■ TASK GOAL ■
Each line that follows is to be retyped exactly.

Entries with chart source code:

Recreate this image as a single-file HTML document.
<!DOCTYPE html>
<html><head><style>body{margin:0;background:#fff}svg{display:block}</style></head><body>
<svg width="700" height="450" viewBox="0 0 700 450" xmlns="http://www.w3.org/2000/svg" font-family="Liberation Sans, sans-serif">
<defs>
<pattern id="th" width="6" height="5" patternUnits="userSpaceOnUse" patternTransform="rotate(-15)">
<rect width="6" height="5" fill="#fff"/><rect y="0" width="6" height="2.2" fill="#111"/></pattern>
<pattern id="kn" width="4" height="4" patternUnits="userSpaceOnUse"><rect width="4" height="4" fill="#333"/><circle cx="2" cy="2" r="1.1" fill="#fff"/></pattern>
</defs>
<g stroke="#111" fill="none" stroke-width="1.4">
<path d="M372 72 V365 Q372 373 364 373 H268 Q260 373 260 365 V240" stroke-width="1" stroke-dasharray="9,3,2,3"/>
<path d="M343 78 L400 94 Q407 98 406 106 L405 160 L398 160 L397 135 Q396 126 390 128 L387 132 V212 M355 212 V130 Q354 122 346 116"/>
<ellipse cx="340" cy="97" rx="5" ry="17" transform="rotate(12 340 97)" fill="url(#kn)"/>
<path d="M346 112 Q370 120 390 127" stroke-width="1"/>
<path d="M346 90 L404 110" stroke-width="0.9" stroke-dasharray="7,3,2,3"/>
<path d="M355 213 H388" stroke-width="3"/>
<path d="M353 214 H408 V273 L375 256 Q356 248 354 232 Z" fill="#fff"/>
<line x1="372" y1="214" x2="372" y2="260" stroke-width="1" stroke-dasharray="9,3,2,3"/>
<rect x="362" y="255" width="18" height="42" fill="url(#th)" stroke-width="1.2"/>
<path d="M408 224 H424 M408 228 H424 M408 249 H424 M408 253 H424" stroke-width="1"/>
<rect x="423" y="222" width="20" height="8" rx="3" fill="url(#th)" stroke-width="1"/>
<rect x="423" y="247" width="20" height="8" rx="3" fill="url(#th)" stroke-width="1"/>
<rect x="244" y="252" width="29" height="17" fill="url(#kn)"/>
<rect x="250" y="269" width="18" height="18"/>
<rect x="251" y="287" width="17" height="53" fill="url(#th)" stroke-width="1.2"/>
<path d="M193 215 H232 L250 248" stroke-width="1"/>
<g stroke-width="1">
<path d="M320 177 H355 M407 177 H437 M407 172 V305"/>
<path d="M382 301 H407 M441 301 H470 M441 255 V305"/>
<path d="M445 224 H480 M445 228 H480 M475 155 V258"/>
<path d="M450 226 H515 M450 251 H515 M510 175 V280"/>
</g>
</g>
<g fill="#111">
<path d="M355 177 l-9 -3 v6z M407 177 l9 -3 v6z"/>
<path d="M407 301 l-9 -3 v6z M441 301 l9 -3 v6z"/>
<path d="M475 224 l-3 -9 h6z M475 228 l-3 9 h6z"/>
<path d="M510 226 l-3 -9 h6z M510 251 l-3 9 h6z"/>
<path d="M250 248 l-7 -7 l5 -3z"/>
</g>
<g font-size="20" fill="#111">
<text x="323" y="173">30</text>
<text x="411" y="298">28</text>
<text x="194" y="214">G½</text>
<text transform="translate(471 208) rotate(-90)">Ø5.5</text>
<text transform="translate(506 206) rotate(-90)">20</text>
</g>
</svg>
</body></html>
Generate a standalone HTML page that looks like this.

■ RESPONSE TO THE TASK ■
Recreate this image as a single-file HTML document.
<!DOCTYPE html>
<html><head><style>body{margin:0;background:#fff}svg{display:block}</style></head><body>
<svg width="700" height="450" viewBox="0 0 700 450" xmlns="http://www.w3.org/2000/svg" font-family="Liberation Sans, sans-serif">
<defs>
<pattern id="th" width="6" height="5" patternUnits="userSpaceOnUse" patternTransform="rotate(-15)">
<rect width="6" height="5" fill="#fff"/><rect y="0" width="6" height="2.2" fill="#111"/></pattern>
<pattern id="kn" width="4" height="4" patternUnits="userSpaceOnUse"><rect width="4" height="4" fill="#333"/><circle cx="2" cy="2" r="1.1" fill="#fff"/></pattern>
</defs>
<g stroke="#111" fill="none" stroke-width="1.4">
<path d="M372 72 V365 Q372 373 364 373 H268 Q260 373 260 365 V240" stroke-width="1" stroke-dasharray="9,3,2,3"/>
<path d="M343 78 L400 94 Q407 98 406 106 L405 160 L398 160 L397 135 Q396 126 390 128 L387 132 V212 M355 212 V130 Q354 122 346 116"/>
<ellipse cx="340" cy="97" rx="5" ry="17" transform="rotate(12 340 97)" fill="url(#kn)"/>
<path d="M346 112 Q370 120 390 127" stroke-width="1"/>
<path d="M346 90 L404 110" stroke-width="0.9" stroke-dasharray="7,3,2,3"/>
<path d="M355 213 H388" stroke-width="3"/>
<path d="M353 214 H408 V273 L375 256 Q356 248 354 232 Z" fill="#fff"/>
<line x1="372" y1="214" x2="372" y2="260" stroke-width="1" stroke-dasharray="9,3,2,3"/>
<rect x="362" y="255" width="18" height="42" fill="url(#th)" stroke-width="1.2"/>
<path d="M408 224 H424 M408 228 H424 M408 249 H424 M408 253 H424" stroke-width="1"/>
<rect x="423" y="222" width="20" height="8" rx="3" fill="url(#th)" stroke-width="1"/>
<rect x="423" y="247" width="20" height="8" rx="3" fill="url(#th)" stroke-width="1"/>
<rect x="244" y="252" width="29" height="17" fill="url(#kn)"/>
<rect x="250" y="269" width="18" height="18"/>
<rect x="251" y="287" width="17" height="53" fill="url(#th)" stroke-width="1.2"/>
<path d="M193 215 H232 L250 248" stroke-width="1"/>
<g stroke-width="1">
<path d="M320 177 H355 M407 177 H437 M407 172 V305"/>
<path d="M382 301 H407 M441 301 H470 M441 255 V305"/>
<path d="M445 224 H480 M445 228 H480 M475 155 V258"/>
<path d="M450 226 H515 M450 251 H515 M510 175 V280"/>
</g>
</g>
<g fill="#111">
<path d="M355 177 l-9 -3 v6z M407 177 l9 -3 v6z"/>
<path d="M407 301 l-9 -3 v6z M441 301 l9 -3 v6z"/>
<path d="M475 224 l-3 -9 h6z M475 228 l-3 9 h6z"/>
<path d="M510 226 l-3 -9 h6z M510 251 l-3 9 h6z"/>
<path d="M250 248 l-7 -7 l5 -3z"/>
</g>
<g font-size="20" fill="#111">
<text x="323" y="173">30</text>
<text x="411" y="298">28</text>
<text x="194" y="214">G½</text>
<text transform="translate(471 208) rotate(-90)">Ø5.5</text>
<text transform="translate(506 206) rotate(-90)">20</text>
</g>
</svg>
</body></html>
Generate a standalone HTML page that looks like this.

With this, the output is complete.